Über den Mund in die Lunge

Über den Mund in die Lunge

Volker Pawel holt das Gerät aus einer Tasche, es ist nicht größer als ein Brillenetui. Er schiebt ein flaches Blättchen in den dafür vorgesehenen Schlitz, baut mit einem Pumpengriff Druck auf. Nachdem er auf einen blauen Knopf gedrückt hat, setzt sich ein weißer Nebel in der Kammer des Geräts frei. Volker Pawel umschließt das Mundstück und atmet den Nebel mit einem langsamen und tiefen Atemzug durch den Mund ein.

Der 58-Jährige aus Seevetal bei Hamburg ist einer von etwa 6 Millionen Menschen in Deutschland, die an Diabetes erkrankt sind. Er selbst leidet an Typ-2-Diabetes und benötigt eine Insulintherapie zur bestmöglichen Einstellung seiner Blutzuckerwerte.

Den Umstand, dass er sich das Insulin nicht spritzen muss, verdankt er einer medizinischen Innovation. Seit Mai dieses Jahres gibt es für Menschen mit Diabetes erstmalig eine Alternative in der Insulintherapie: inhalatives Insulin. Statt sich das Präparat mit einem Pen oder einer Spritze zuführen zu müssen, kann Volker Pawel es mit Hilfe eines speziellen Inhalationsgerätes inhalieren. Dafür führt er eine Dosierungseinheit, den so genannten Blister, in seinen Inhalator ein, löst Druck aus und atmet dann die Insulinwolke ein. Einmal inhaliert, wandern die Insulinpartikel rasch in die unteren Atemwege, wo sie über die Lungenbläschen (Alveolen) ins Blut aufgenommen werden. Dort werden sie zu den Körperzellen transportiert, wo sie ihre Wirkung entfalten.

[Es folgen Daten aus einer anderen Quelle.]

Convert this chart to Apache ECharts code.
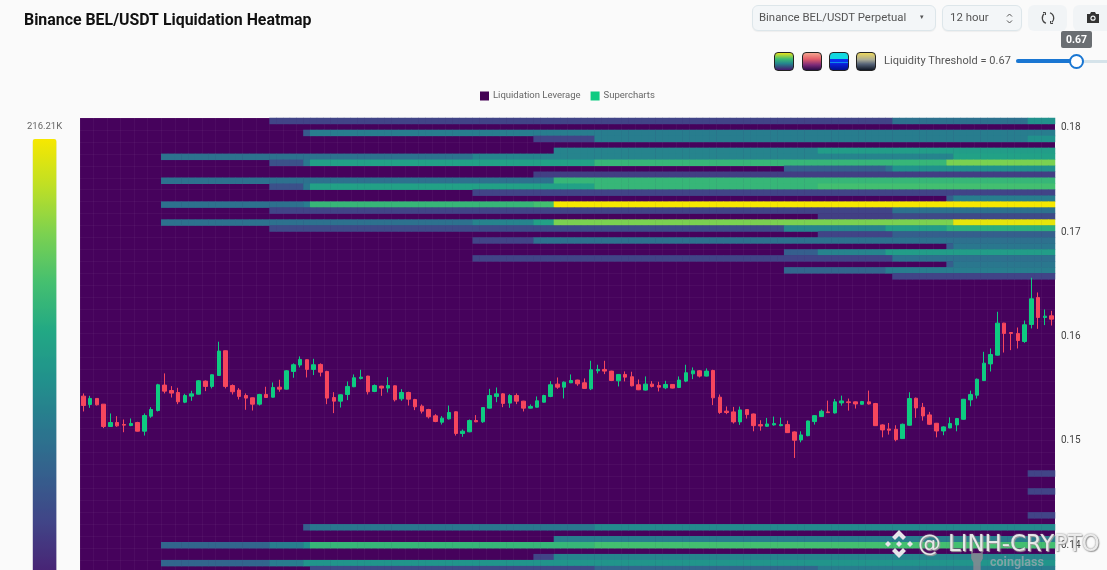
<!DOCTYPE html>
<html><head><meta charset="utf-8">
<script src="https://cdn.jsdelivr.net/npm/echarts@6/dist/echarts.min.js"></script>
<style>
html,body{margin:0;padding:0;width:1107px;height:570px;overflow:hidden;background:#fafafa;font-family:Roboto,"Noto Sans",sans-serif}
#chart{position:absolute;left:0;top:0;width:1107px;height:700px}
.ui{position:absolute;box-sizing:border-box}
.box{top:5px;height:26px;border:1px solid #dde6ea;border-radius:6px;background:#f3f6f8;font-size:11.4px;line-height:23px;color:#555;box-shadow:0 1px 1px rgba(0,0,0,.05)}
.btn{top:5px;height:26px;border-radius:6px;background:#f1f4f6}
.sw{top:52px;width:20px;height:19px;border:1.5px solid #222;border-radius:4px}
</style></head><body>
<div id="chart"></div>
<div class="ui box" style="left:752px;width:184px;padding-left:6px">Binance BEL/USDT Perpetual<span style="position:absolute;left:167px;top:0;font-size:7px;color:#555">&#9662;</span></div>
<div class="ui box" style="left:942px;width:80px;padding-left:7px">12 hour<svg style="position:absolute;left:62px;top:6px" width="9" height="13" viewBox="0 0 9 13"><path d="M2 4.5L4.5 2L7 4.5M2 8.5L4.5 11L7 8.5" fill="none" stroke="#555" stroke-width="1"/></svg></div>
<div class="ui btn" style="left:1028px;width:39px"><svg style="position:absolute;left:13px;top:6px" width="14" height="14" viewBox="0 0 14 14"><path d="M3.2 2.8A5.6 5.6 0 0 0 5 12.3M10.8 11.2A5.6 5.6 0 0 0 9 1.7" fill="none" stroke="#444" stroke-width="1.2"/><path d="M2 1.5h2.5v2.5M12 12.5H9.5V10" fill="none" stroke="#444" stroke-width="1"/></svg></div>
<div class="ui btn" style="left:1073px;width:40px"><svg style="position:absolute;left:13px;top:6px" width="14" height="13" viewBox="0 0 14 13"><path d="M1 3h3l1-2h4l1 2h3v9H1z" fill="#333"/><circle cx="7" cy="7.2" r="2.6" fill="#f1f4f6"/><circle cx="7" cy="7.2" r="1.4" fill="#333"/></svg></div>
<div class="ui sw" style="left:774px;background:linear-gradient(#e8e31c,#3cbc74 35%,#25858e 62%,#46196e)"></div>
<div class="ui sw" style="left:802px;background:linear-gradient(#f4a58f,#e4606a 35%,#7c2a78 70%,#2a0c48)"></div>
<div class="ui sw" style="left:829px;background:linear-gradient(#12d8e0 35%,#0a30f0 36%,#0a30f0 50%,#12d0f0 52%,#0a20e0 62%,#001090)"></div>
<div class="ui sw" style="left:856px;background:linear-gradient(#ecd75e,#a8aa96 40%,#566478 65%,#101826)"></div>
<div class="ui" style="left:884px;top:53px;font-size:11px;line-height:15px;color:#555;letter-spacing:.05px;white-space:nowrap">Liquidity Threshold = 0.67</div>
<div class="ui" style="left:1016px;top:60px;width:91px;height:3px;background:#d5e3ea"></div>
<div class="ui" style="left:1016px;top:59px;width:60px;height:4px;border-radius:2px;background:#1976d2"></div>
<div class="ui" style="left:1069px;top:54px;width:15px;height:15px;border-radius:50%;background:#fff;border:2px solid #1976d2"></div>
<div class="ui" style="left:1061px;top:31px;width:31px;height:17px;border-radius:2px;background:#6a6e72;color:#fff;font-size:10.5px;font-weight:700;line-height:17px;text-align:center">0.67</div>
<svg class="ui" style="left:884px;top:529px;overflow:visible" width="30" height="30" viewBox="0 0 30 30"><g fill="#e8e4ea"><path d="M15 1l7 7-3 3-4-4-4 4-3-3z"/><path d="M15 29l-7-7 3-3 4 4 4-4 3 3z"/><path d="M4 12l3 3-3 3-3-3z"/><path d="M26 12l3 3-3 3-3-3z"/><path d="M15 12l3 3-3 3-3-3z"/></g></svg>
<div class="ui" style="left:918px;top:528px;font-size:22.8px;line-height:30px;color:rgba(255,255,255,.82);text-shadow:0 0 2px #777,1px 1px 1px #aaa;white-space:nowrap;font-family:'DejaVu Sans'">@ LINH-CRYPTO</div>
<svg class="ui" style="left:969px;top:551px" width="16" height="19" viewBox="0 0 15 18"><path d="M2 0l2 2h7l2-2v7l-2 4v7H4v-7L2 7z" fill="#8e8a92" opacity=".8"/></svg>
<div class="ui" style="left:990px;top:554px;font-size:12.5px;line-height:15px;font-weight:700;color:rgba(170,170,180,.7);white-space:nowrap">coinglass</div>
<script>
// Candle values, price x 100000
const priceScale = 100000;
const candleOpen = [15410,15330,15388,15333,15119,15157,15138,15128,15157,15074,15218,15272,15516,15464,15445,15352,15410,15429,15554,15503,15608,15845,15512,15468,15416,15394,15333,15426,15400,15496,15477,15647,15708,15759,15666,15714,15647,15397,15362,15426,15500,15580,15602,15455,15506,15487,15509,15384,15445,
15378,15314,15282,15221,15160,15192,15260,15052,15068,15176,15164,15295,15407,15432,15343,15416,15362,15295,15304,15352,15407,15525,15496,15538,15564,15538,15480,15653,15666,15650,15557,15618,15596,15519,15468,15525,15512,15490,15522,15493,15554,15624,15653,15602,15656,15400,15266,
15259,15163,15281,15239,15137,15121,15134,15127,15137,15067,14990,15031,15166,15214,15259,15249,15345,15355,15355,15332,15355,15339,15134,15095,15092,15003,15131,15390,15303,15230,15150,15076,15105,15134,15188,15374,15419,15559,15719,15803,16110,16020,16011,15934,16097,16356,16164,16180];
const candleClose = [15320,15388,15327,15119,15157,15125,15132,15148,15074,15224,15282,15519,15458,15439,15356,15416,15432,15557,15503,15615,15842,15503,15452,15407,15391,15333,15426,15397,15493,15477,15653,15711,15762,15666,15711,15640,15391,15362,15423,15503,15586,15592,15452,15512,15487,15512,15375,15445,15381,
15308,15266,15212,15167,15199,15253,15052,15074,15176,15164,15301,15416,15432,15340,15416,15362,15295,15311,15365,15416,15519,15496,15544,15560,15528,15484,15663,15666,15650,15560,15618,15592,15509,15471,15525,15503,15496,15522,15487,15564,15634,15653,15602,15650,15394,15253,15253,
15163,15278,15233,15127,15124,15143,15147,15137,15060,14987,15038,15172,15223,15265,15252,15355,15364,15348,15335,15358,15335,15127,15086,15083,14993,15140,15387,15297,15220,15140,15076,15115,15147,15195,15380,15425,15572,15726,15809,16110,16011,16011,15943,16094,16343,16164,16177,16148];
const candleLow = [15263,15298,15320,15103,15119,15116,15064,15122,15071,15032,15202,15263,15436,15397,15333,15343,15365,15426,15458,15484,15605,15484,15426,15378,15279,15272,15320,15397,15397,15452,15474,15586,15685,15589,15612,15599,15333,15247,15301,15372,15496,15570,15426,15448,15413,15445,15359,15365,15320,
15276,15244,15196,15160,15138,15186,15032,15020,15064,15160,15154,15292,15352,15304,15298,15333,15263,15292,15301,15349,15400,15480,15388,15535,15509,15480,15468,15628,15621,15554,15503,15551,15503,15468,15464,15493,15455,15477,15484,15487,15544,15573,15589,15599,15324,15240,15237,
15147,15134,15195,15073,15079,15115,15127,15121,15057,14817,14967,15025,15137,15211,15249,15243,15319,15271,15291,15329,15329,15124,15015,15041,14977,14999,15127,15201,15175,15134,15015,15035,15102,15073,15185,15313,15387,15556,15646,15799,15828,15851,15867,15921,16059,16055,16091,16087];
const candleHigh = [15436,15413,15388,15333,15244,15218,15186,15196,15164,15244,15304,15528,15628,15506,15490,15432,15461,15564,15560,15618,15932,15848,15522,15487,15436,15397,15432,15500,15541,15567,15660,15724,15791,15762,15768,15724,15653,15448,15426,15551,15618,15663,15605,15522,15509,15592,15512,15477,15452,
15384,15330,15288,15237,15218,15320,15263,15090,15186,15228,15304,15480,15493,15439,15429,15436,15365,15330,15407,15423,15554,15589,15551,15618,15567,15580,15749,15711,15749,15653,15621,15647,15644,15570,15599,15554,15548,15557,15525,15599,15711,15685,15660,15676,15663,15426,15311,
15307,15310,15284,15243,15179,15201,15214,15204,15175,15073,15073,15175,15227,15281,15367,15383,15415,15387,15358,15364,15463,15345,15140,15153,15131,15147,15447,15396,15345,15259,15153,15121,15207,15201,15383,15463,15579,15835,15867,16219,16113,16023,16068,16135,16545,16404,16241,16228];

// Liquidation bands: row number from the top, then [first candle, liquidity in K] steps
const heatRows = [
 [0,[[28,43],[120,80],[140,108]]],
 [2,[[33,60],[34,91]]],
 [3,[[67,43],[76,91],[140,108]]],
 [5,[[70,97],[109,119]]],
 [6,[[12,80],[58,97],[129,123]]],
 [7,[[28,54],[33,86],[34,123],[76,143],[128,173]]],
 [8,[[104,65],[119,80],[120,108]]],
 [9,[[67,40]]],
 [10,[[12,80],[70,143]]],
 [11,[[28,54],[33,86],[34,123],[76,143],[109,151]]],
 [12,[[58,43]]],
 [13,[[128,65],[129,91]]],
 [14,[[12,80],[33,91],[34,143],[67,151],[70,216]]],
 [15,[[28,43],[120,80]]],
 [16,[[109,40],[120,48]]],
 [17,[[12,80],[58,97],[67,123],[70,173],[129,210]]],
 [18,[[28,48],[104,97],[119,119],[128,136]]],
 [19,[[109,43],[120,65]]],
 [20,[[58,43],[67,80]]],
 [21,[[128,65],[129,86]]],
 [22,[[104,65],[109,97],[119,119]]],
 [23,[[58,43],[120,80]]],
 [24,[[128,65],[129,86]]],
 [25,[[104,71],[119,91]]],
 [26,[[120,43]]],
 [59,[[140,43]]],
 [62,[[140,43]]],
 [66,[[140,43]]],
 [68,[[33,65],[34,86],[76,102]]],
 [70,[[70,91]]],
 [71,[[12,71],[28,91],[33,108],[34,143],[76,151]]],
 [73,[[67,43],[70,97]]],
 [74,[[12,71],[28,91],[33,112]]],
 [75,[[34,48],[76,71],[109,91]]]
];
const rowCount = 78;
const priceTicks = [0.14,0.15,0.16,0.17,0.18];
const priceMin = 0.136083, priceMax = 0.180767;
const maxLiquidity = 216.21;
const viridis = ['#440154','#482475','#414487','#355f8d','#2a788e','#21918c','#22a884','#44bf70','#7ad151','#bddf26','#f7e800'];

const n = candleOpen.length;
const cats = candleOpen.map((_,i)=>String(i));
const rowsCat = Array.from({length:rowCount},(_,i)=>String(i));
const candles = candleOpen.map((o,i)=>[o/priceScale,candleClose[i]/priceScale,candleLow[i]/priceScale,candleHigh[i]/priceScale]);
const cells = [];
heatRows.forEach(([row,steps])=>{
  steps.forEach(([from,v],j)=>{
    const to = j+1<steps.length ? steps[j+1][0] : n;
    for(let c=from;c<to;c++) cells.push([c,row,v]);
  });
});
const GREEN='#0ecb81', RED='#f6465d';
const chart = echarts.init(document.getElementById('chart'),null,{renderer:'canvas'});
chart.setOption({
  animation:false,
  backgroundColor:'#fafafa',
  textStyle:{fontFamily:'Roboto'},
  title:{text:'Binance BEL/USDT Liquidation Heatmap',left:19,top:8,textStyle:{fontSize:15.9,fontWeight:700,color:'#111',fontFamily:'Roboto'}},
  legend:{top:86,left:475,itemWidth:9,itemHeight:9,itemGap:10,icon:'rect',textStyle:{fontSize:9.5,color:'#666',padding:[0,0,0,-1]},
    data:[{name:'Liquidation Leverage',itemStyle:{color:'#440154'}},{name:'Supercharts',itemStyle:{color:'#0ecb81',borderWidth:0}}]},
  grid:{left:80,top:118,width:975,height:466.05,backgroundColor:'#46025c',borderWidth:0,show:true},
  visualMap:{type:'continuous',min:0,max:maxLiquidity,seriesIndex:0,left:12,top:107,itemWidth:24,itemHeight:480,calculable:false,
    text:['216.21K',''],textGap:7,textStyle:{fontSize:9.5,color:'#666'},inRange:{color:viridis}},
  xAxis:[{type:'category',data:cats,boundaryGap:true,axisLine:{show:false},axisTick:{show:false},axisLabel:{show:false},
    splitLine:{show:true,interval:1,lineStyle:{color:'rgba(255,255,255,0.04)',width:1}}}],
  yAxis:[
    {type:'category',data:rowsCat,inverse:true,boundaryGap:true,axisLine:{show:false},axisTick:{show:false},axisLabel:{show:false},
     splitLine:{show:true,interval:1,lineStyle:{color:'rgba(255,255,255,0.04)',width:1}}},
    {type:'value',position:'right',min:priceMin,max:priceMax,splitLine:{show:false},axisLine:{show:false},axisTick:{show:false},
     axisLabel:{customValues:priceTicks,margin:6,fontSize:10,color:'#444',verticalAlign:'top',lineHeight:4,formatter:v=>v.toFixed(2)}}
  ],
  series:[
    {name:'Liquidation Leverage',type:'heatmap',xAxisIndex:0,yAxisIndex:0,data:cells,progressive:0,itemStyle:{color:'#440154'},emphasis:{disabled:true},z:2},
    {name:'Supercharts',type:'candlestick',xAxisIndex:0,yAxisIndex:1,data:candles,barWidth:4,z:3,
      itemStyle:{color:GREEN,color0:RED,borderColor:GREEN,borderColor0:RED,borderWidth:1}}
  ]
});
</script>
</body></html>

In der neuen Therapie sieht Dr. Karin Schlecht, Diabetologin mit eigener Praxis in Eisenach, eine bedeutende Chance, Patienten, die eine Insulintherapie dringend benötigen, den Einstieg zu erleichtern: "Im Laufe der Jahre wird bei Patienten mit Typ-2-Diabetes die Produktion und auch die Ausschüttung von Insulin immer weniger. Das Insulin muss von außen zugeführt werden, und dieser Schritt war bis jetzt nur möglich, indem man das Insulin spritzte. Aber davor haben ganz viele Patienten Angst. Angst davor, was nun alles auf sie zukommt, wie das geht und ob das weh tut und so weiter. Mit dem Insulin zum Einatmen, mit dieser Chance, Insulin nicht spritzen zu müssen, denke ich, kann man die Patienten sehr viel früher von einer Insulinbehandlung überzeugen." Auch die Handhabung des Inhalationsgerätes bewertet sie nach den Erfahrungen mit ihren Patienten positiv: "Man braucht eine gewisse praktische Fertigkeit, aber die Patienten haben keine Probleme bei dem Umgang mit dem Gerät gehabt. Bei den Patienten, die ich beobachten konnte, waren die praktischen Fertigkeiten alle da, und beim Spritzen benötigt man ja auch gewisse praktische Fertigkeiten. Auch das Laden mit den Blistern ging sehr zügig und schnell."

In der Tat sind die Bedenken und Barrieren vor der Spritze bei den betroffenen Patienten ein häufiger Grund, warum sie eine Insulintherapie ablehnen oder über Jahre hinaus zögern. Wenn Sport, eine Ernährungsumstellung oder die Behandlung mit oralen Antidiabetika (Tabletten) nicht mehr ausreichen, um die Blutzuckerwerte zu kontrollieren, ist die Gabe von Insulin allerdings meist der einzige Weg zu einer befriedigenden Blutzuckereinstellung. Wird die Behandlung nicht rechtzeitig in Angriff genommen, riskieren die Patienten schwerwiegende Folgeerkrankungen wie Herzinfarkte, Schlaganfälle oder Nieren- und Augenerkrankungen.

Für Volker Pawel ist die Behandlung mit inhalativem Insulin eine Option, mit der er nach eigener Aussage "gerne alt werden würde": "Es hat etwas gedauert, bis die richtige Dosierung gefunden war. Mittlerweile bin ich gut eingestellt. Die Bedienung des Inhalationsgerätes klappte von Anfang an." Auch seine Erwartungen bezüglich der Lebensqualität haben sich voll erfüllt: "Ich komme gut mit der Therapie klar, habe weder im Arbeitsleben noch im privaten Bereich Probleme. Meine Frau und ich machen sogar Fernreisen, kürzlich waren wir in Thailand. Es ist einfach ein sehr gutes Gefühl, wenn die Werte im grünen Bereich sind."